失うことに慣れきったエピスにとって、それを嘆く気持ちを押さえることは、息をするように行う事もできる。特に、今回確実に犠牲になったと分かるのは王だけで、名前さえ知らず恩もないとまで考えている。アルとエレシアに関しては知らない中でもなく、心配はしているが。
「今から、あれが追って来るかも知れないのにそんな調子でいいの?こっちまで滅入るんだけど。」
「...貴方は平気なのですか?」
「嘆くなら安全な時にって話だよ。そりゃあ完全に押さえろとは言わないけどね、せめて逃げるくらい出来てくれないと困る。
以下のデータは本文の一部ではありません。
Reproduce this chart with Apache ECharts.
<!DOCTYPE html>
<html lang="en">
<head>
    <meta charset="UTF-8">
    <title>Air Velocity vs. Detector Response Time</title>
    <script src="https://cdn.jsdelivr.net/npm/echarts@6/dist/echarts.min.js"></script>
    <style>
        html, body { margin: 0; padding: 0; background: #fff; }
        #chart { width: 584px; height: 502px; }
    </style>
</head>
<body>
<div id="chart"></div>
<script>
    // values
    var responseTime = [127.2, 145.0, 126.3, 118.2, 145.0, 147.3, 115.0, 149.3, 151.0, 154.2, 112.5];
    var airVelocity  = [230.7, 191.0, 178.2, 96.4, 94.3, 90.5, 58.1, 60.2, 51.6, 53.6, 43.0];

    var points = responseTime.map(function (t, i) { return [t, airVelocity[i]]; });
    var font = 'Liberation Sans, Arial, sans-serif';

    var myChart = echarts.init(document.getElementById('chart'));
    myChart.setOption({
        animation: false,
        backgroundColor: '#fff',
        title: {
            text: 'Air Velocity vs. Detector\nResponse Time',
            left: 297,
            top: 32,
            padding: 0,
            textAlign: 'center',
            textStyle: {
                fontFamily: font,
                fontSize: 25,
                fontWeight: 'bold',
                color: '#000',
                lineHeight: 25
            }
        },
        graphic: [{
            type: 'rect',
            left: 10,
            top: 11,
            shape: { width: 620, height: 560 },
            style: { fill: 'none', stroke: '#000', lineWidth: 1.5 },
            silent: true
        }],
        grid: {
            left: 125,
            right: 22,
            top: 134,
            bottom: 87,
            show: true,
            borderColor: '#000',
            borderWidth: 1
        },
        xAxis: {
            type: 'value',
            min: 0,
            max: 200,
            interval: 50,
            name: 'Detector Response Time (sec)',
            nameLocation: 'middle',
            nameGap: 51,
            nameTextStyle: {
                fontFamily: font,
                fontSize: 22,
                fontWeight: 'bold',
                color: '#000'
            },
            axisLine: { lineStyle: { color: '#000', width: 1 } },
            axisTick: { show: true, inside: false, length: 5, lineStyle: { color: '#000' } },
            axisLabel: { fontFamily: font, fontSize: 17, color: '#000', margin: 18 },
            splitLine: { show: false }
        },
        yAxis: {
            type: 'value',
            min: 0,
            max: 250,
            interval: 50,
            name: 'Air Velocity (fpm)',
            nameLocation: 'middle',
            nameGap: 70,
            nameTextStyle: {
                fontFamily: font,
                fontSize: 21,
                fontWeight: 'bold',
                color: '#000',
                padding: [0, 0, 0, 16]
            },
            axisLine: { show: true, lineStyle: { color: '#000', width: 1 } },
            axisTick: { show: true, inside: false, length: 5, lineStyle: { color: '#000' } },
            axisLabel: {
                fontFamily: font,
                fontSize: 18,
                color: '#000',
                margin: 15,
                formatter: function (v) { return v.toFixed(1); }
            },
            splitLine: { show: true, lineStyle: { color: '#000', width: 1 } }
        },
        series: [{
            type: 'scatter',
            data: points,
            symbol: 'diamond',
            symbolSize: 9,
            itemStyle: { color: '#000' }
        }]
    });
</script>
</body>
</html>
」
「貴方のように感情を押さえられる人は少ないですよ。」
「でも、上手く押さえないと今より失うよ。せめてそこの王女様みたいに何かに集中するくらいは出来ない?」
そう言ったエピスの示す先はルセーネだ。今も動き続ける二つの物体に「隠蔽」を維持しているルセーネは、少なくとも表面上は落ち着いている。魔術を行使する思考力も残っているのは現在クレヴォールの追撃が無いことで証明されている。
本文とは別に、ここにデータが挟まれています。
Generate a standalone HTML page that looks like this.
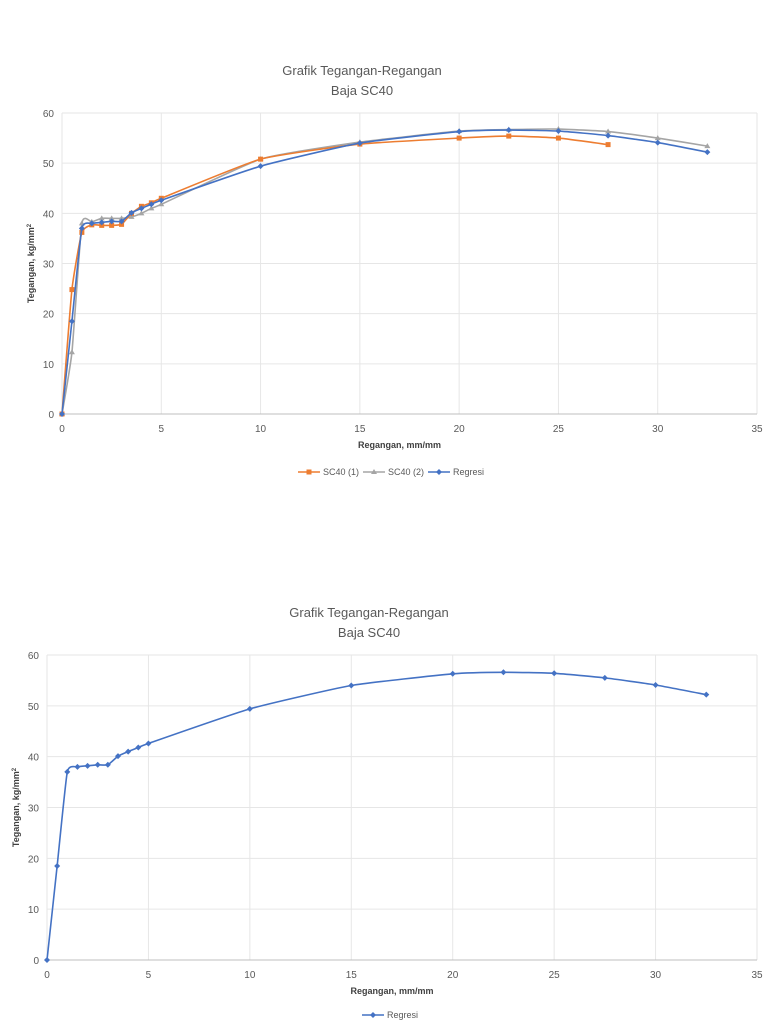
<!DOCTYPE html>
<html><head><meta charset="utf-8"><style>
body{margin:0;background:#fff;width:768px;height:1024px;overflow:hidden}
svg{font-family:"Liberation Sans",sans-serif}
</style></head><body>
<svg id="s" width="768" height="1024"></svg>
<script>
const xTicks=[0,5,10,15,20,25,30,35];
const yTicks=[0,10,20,30,40,50,60];
const x1=[0,0.5,1,1.5,2,2.5,3,3.5,4,4.5,5,10,15,20,22.5,25,27.5];
const sc1=[0,24.8,36.2,37.7,37.6,37.6,37.8,40,41.4,42.1,43,50.8,53.8,55,55.4,55,53.7];
const x2=[0,0.5,1,1.5,2,2.5,3,3.5,4,4.5,5,10,15,20,22.5,25,27.5,30,32.5];
const sc2=[0,12.3,38,38.3,39,39,39,39.3,40,41,41.8,50.8,54.2,56.4,56.7,56.8,56.3,55,53.4];
const regA=[0,18.5,37,38,38.2,38.4,38.4,40.1,41,41.8,42.6,49.4,54,56.3,56.6,56.4,55.5,54.1,52.2];
const regB=[0,18.5,37,38,38.2,38.4,38.4,40.1,41,41.8,42.6,49.4,54,56.3,56.6,56.4,55.5,54.1,52.2];
const NS="http://www.w3.org/2000/svg";
const svg=document.getElementById('s');
function mk(t,a,p){const e=document.createElementNS(NS,t);for(const k in a)e.setAttribute(k,a[k]);(p||svg).appendChild(e);return e;}
function smooth(pts,t){if(pts.length<2)return'';let d='M'+pts[0][0]+','+pts[0][1];
for(let i=0;i<pts.length-1;i++){const p0=pts[i-1]||pts[i],p1=pts[i],p2=pts[i+1],p3=pts[i+2]||p2;
const c1=[p1[0]+(p2[0]-p0[0])*t,p1[1]+(p2[1]-p0[1])*t],c2=[p2[0]-(p3[0]-p1[0])*t,p2[1]-(p3[1]-p1[1])*t];
d+=' C'+c1.join(',')+' '+c2.join(',')+' '+p2.join(',');}return d;}
function chart(c){
 const g=mk('g',{});
 
 
 const X=v=>c.x0+(v/35)*(c.x1-c.x0), Y=v=>c.y0-(v/60)*(c.y0-c.y1);
 xTicks.forEach(v=>{const l=mk('line',{x1:X(v),x2:X(v),y1:c.y1,y2:c.y0,stroke:'#e6e6e6'},g);
  
  const t=mk('text',{x:X(v),y:c.y0+18,'text-anchor':'middle','font-size':10,fill:'#595959'},g);t.textContent=v;
  });
 yTicks.forEach(v=>{const l=mk('line',{x1:c.x0,x2:c.x1,y1:Y(v),y2:Y(v),stroke:v?'#e6e6e6':'#bfbfbf'},g);
  
  const t=mk('text',{x:c.x0-8,y:Y(v)+4,'text-anchor':'end','font-size':10,fill:'#595959'},g);t.textContent=v;
  });
 const tt=mk('text',{x:c.tx,y:c.ty,'text-anchor':'middle','font-size':13,fill:'#595959'},g);
 tt.innerHTML='<tspan x="'+c.tx+'">Grafik Tegangan-Regangan</tspan><tspan x="'+c.tx+'" dy="20">Baja SC40</tspan>';
 
 const xt=mk('text',{x:(c.x0+c.x1)/2-10,y:c.y0+34,'text-anchor':'middle','font-size':9,'font-weight':'bold',fill:'#404040'},g);
 xt.textContent='Regangan, mm/mm';
 const ym=(c.y0+c.y1)/2;
 const yt=mk('text',{x:c.x0-c.yo,y:ym,'text-anchor':'middle','font-size':9,'font-weight':'bold',fill:'#404040',transform:'rotate(-90 '+(c.x0-c.yo)+' '+ym+')'},g);
 yt.innerHTML='Tegangan, kg/mm<tspan dy="-3" font-size="6">2</tspan>';
 
 c.series.forEach(s=>{
  const pts=s.xs.map((v,i)=>[X(v),Y(s.ys[i])]);
  const p=mk('path',{d:smooth(pts,0.08),fill:'none',stroke:s.col,'stroke-width':1.6},g);
  
  pts.forEach(q=>{let m;
   if(s.mk==='sq')m=mk('rect',{x:q[0]-2.5,y:q[1]-2.5,width:5,height:5,fill:s.col},g);
   else if(s.mk==='tri')m=mk('path',{d:`M${q[0]},${q[1]-3}L${q[0]+3},${q[1]+2}L${q[0]-3},${q[1]+2}Z`,fill:s.col},g);
   else m=mk('path',{d:`M${q[0]},${q[1]-3}L${q[0]+3},${q[1]}L${q[0]},${q[1]+3}L${q[0]-3},${q[1]}Z`,fill:s.col},g);
   });
 });
 c.legend.forEach(l=>{const lg=mk('g',{},g);
  
  mk('line',{x1:l.x,x2:l.x+22,y1:c.ly,y2:c.ly,stroke:l.col,'stroke-width':1.6},lg);
  const q=[l.x+11,c.ly];
  if(l.mk==='sq')mk('rect',{x:q[0]-2.5,y:q[1]-2.5,width:5,height:5,fill:l.col},lg);
  else if(l.mk==='tri')mk('path',{d:`M${q[0]},${q[1]-3}L${q[0]+3},${q[1]+2}L${q[0]-3},${q[1]+2}Z`,fill:l.col},lg);
  else mk('path',{d:`M${q[0]},${q[1]-3}L${q[0]+3},${q[1]}L${q[0]},${q[1]+3}L${q[0]-3},${q[1]}Z`,fill:l.col},lg);
  const t=mk('text',{x:l.x+25,y:c.ly+3,'font-size':9,fill:'#595959'},lg);t.textContent=l.txt;});
}
chart({name:'chart-1',x0:62,x1:757,y0:414,y1:113,tx:362,ty:75,yo:28,ly:472,
 series:[{id:'sc40-2',xs:x2,ys:sc2,col:'#a5a5a5',mk:'tri'},{id:'sc40-1',xs:x1,ys:sc1,col:'#ed7d31',mk:'sq'},{id:'regresi',xs:x2,ys:regA,col:'#4472c4',mk:'dia'}],
 legend:[{x:298,txt:'SC40 (1)',col:'#ed7d31',mk:'sq'},{x:363,txt:'SC40 (2)',col:'#a5a5a5',mk:'tri'},{x:428,txt:'Regresi',col:'#4472c4',mk:'dia'}]});
chart({name:'chart-2',x0:47,x1:757,y0:960,y1:655,tx:369,ty:617,yo:28,ly:1015,
 series:[{id:'regresi-2',xs:x2,ys:regB,col:'#4472c4',mk:'dia'}],
 legend:[{x:362,txt:'Regresi',col:'#4472c4',mk:'dia'}]});
</script>
</body></html>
「悪いけど僕は会話は器用じゃないんだ。優しく慰めてあげる事は出来ないよ。」
「自覚はあったのですね。口調も直せるなら直した方が良いのでは?」
「余計なお世話だよ。気が紛れたんなら、そっちのお姫様のお世話でもしててよ。」
持ち前の目の良さを活かすべく、メテウスの隣にいき薄暗い夕闇の中で先に撤退した三人がいる場所を探すエピス。
彼の分かりにくい親切は、受けた人物によってはケンカを売られたと思われるだろうと、懐かしく思うカプラーネはスティアーラを落ち着かせる。スティアーラとルセーネは、現王とは話したことも無いためショックの大半は火への恐怖だろう。クレヴォールから離れていることで少しずつ落ち着く二人にカプラーネは寄り添い話すだけで良かった。
「見つけました。あの天幕ですね。」
「木に囲まれている天幕かね?」
「あのバカが寝てるので間違いないですね。」
自分の事を棚にあげて、天幕の入り口で座り込んで眠っているパンテルを非難するエピスからは、どことなく安堵の感情が見てとれる。従兄らしく、心配でもしていたのだろう。
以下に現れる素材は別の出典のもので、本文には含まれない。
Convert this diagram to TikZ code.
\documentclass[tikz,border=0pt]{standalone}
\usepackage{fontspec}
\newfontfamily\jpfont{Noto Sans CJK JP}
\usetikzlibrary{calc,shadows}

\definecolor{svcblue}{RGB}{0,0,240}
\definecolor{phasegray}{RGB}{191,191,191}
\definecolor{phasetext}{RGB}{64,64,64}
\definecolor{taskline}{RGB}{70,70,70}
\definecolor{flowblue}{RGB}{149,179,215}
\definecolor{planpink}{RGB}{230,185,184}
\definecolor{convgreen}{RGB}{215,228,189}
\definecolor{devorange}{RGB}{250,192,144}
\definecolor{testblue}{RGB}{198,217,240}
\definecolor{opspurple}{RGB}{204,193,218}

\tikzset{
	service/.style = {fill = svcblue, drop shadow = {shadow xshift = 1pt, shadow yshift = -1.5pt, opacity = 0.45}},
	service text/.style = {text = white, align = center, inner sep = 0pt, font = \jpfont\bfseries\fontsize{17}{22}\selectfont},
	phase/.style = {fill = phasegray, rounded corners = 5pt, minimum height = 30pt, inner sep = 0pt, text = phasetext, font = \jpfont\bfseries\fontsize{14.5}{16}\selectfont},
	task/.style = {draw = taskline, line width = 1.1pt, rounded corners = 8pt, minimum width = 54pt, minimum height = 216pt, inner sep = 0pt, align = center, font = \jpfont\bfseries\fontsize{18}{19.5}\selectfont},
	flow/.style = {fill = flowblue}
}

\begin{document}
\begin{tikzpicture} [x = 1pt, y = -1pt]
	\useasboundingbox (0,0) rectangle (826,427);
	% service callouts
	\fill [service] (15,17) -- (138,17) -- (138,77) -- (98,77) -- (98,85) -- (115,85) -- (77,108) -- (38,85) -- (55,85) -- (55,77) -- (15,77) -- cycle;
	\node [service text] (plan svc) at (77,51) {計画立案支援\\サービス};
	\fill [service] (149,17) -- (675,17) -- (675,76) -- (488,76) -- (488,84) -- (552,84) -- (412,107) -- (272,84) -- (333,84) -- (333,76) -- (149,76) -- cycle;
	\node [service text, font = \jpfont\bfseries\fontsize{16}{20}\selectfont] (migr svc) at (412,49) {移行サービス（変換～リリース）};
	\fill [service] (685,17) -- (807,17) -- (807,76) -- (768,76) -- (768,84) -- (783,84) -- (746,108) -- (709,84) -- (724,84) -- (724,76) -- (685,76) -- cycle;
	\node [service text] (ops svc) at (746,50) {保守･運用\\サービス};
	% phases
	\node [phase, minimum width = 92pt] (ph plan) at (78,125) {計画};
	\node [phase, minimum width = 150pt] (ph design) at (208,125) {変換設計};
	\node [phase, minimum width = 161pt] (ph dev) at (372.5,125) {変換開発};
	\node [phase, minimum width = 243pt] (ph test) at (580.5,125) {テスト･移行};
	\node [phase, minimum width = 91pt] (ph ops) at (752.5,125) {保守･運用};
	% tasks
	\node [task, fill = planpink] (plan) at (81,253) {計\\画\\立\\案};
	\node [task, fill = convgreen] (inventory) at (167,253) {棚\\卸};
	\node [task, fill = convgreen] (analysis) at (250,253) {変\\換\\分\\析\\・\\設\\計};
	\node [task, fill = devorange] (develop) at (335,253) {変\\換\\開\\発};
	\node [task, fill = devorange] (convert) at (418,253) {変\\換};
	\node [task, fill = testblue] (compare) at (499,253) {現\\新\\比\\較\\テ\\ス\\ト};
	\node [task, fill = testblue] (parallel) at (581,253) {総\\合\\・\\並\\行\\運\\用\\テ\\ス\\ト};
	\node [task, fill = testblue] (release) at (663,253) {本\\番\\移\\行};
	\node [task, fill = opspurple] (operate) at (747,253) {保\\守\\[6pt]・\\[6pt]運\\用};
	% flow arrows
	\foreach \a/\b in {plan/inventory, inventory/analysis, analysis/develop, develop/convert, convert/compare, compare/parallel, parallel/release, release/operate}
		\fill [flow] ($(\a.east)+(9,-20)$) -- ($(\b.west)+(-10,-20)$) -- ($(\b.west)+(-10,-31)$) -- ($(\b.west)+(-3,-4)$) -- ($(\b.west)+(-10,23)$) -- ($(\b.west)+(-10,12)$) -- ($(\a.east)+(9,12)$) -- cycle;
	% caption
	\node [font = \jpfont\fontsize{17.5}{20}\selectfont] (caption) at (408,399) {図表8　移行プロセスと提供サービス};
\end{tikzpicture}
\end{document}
大鷲が着地し、皆が降りて消える。隣にロディーナとアロシアスも降り立った。
「皆無事だったか。...いや、二人いないな。」
「死んだと決まったわけでは無い。我が娘と王子、いや殿下の切り札だ。」
「殿下?...そうか。ではあれはもしや本物の悪魔か?」
「分からん。」
二人の大人がお互いに現状を伝える傍ら、カプラーネは少しでも休めればと皆を天幕へ連れていく。パンテルに蹴りをいれているエピスが気づいたときには、天幕が開けられていた。
「ケア...ニス...様?」
「そんなっ...!」
「あー、遅かった。」
治療中のケアニスは、右足は剥き出しのまま全身の火傷に薬品の染みた包帯が巻かれている。魔術で治療を施している為、呼吸も安定し命に別状は無い。しかし、今しがた逃げてきた恐怖の対象に、ただ一人自分達を逃がすために残った少年の凄惨な姿は、今までケンカすらした事のない二人の少女を打ちのめすには十分だった。
「ありゃしばらくダメかな。君は大丈夫?」
「少し、気分が優れませんが...大丈夫です。」
「そんな青い顔で言われてもね。結晶姫さん、妹二人は任せてもいいですか?」
「えぇ、「具現結晶・吸魔」も回収しましたし、しばらく出来ることも無いですもの。可愛い妹ぐらいまかせてくださる?」
随分と回復した魔力でなにやら魔術をかけてそこいら中を癒して回ったロディーナが天幕に戻る。ケアニスの治療にも参加するようでその魔力量が際立つ。
「それでは私は、娘とアル殿の救出に向かう。トライトン卿、此所と殿下を頼む。」
「任された。残党兵や魔獣ごときならば遅れはとらん。メテウス殿こそ気を付けられよ。」
「うむ。」
夕日に飲み込まれるような城に再び大鷲が舞う。不気味な明かりを乗せた城は不吉の始まりでも暗示するかのようだった。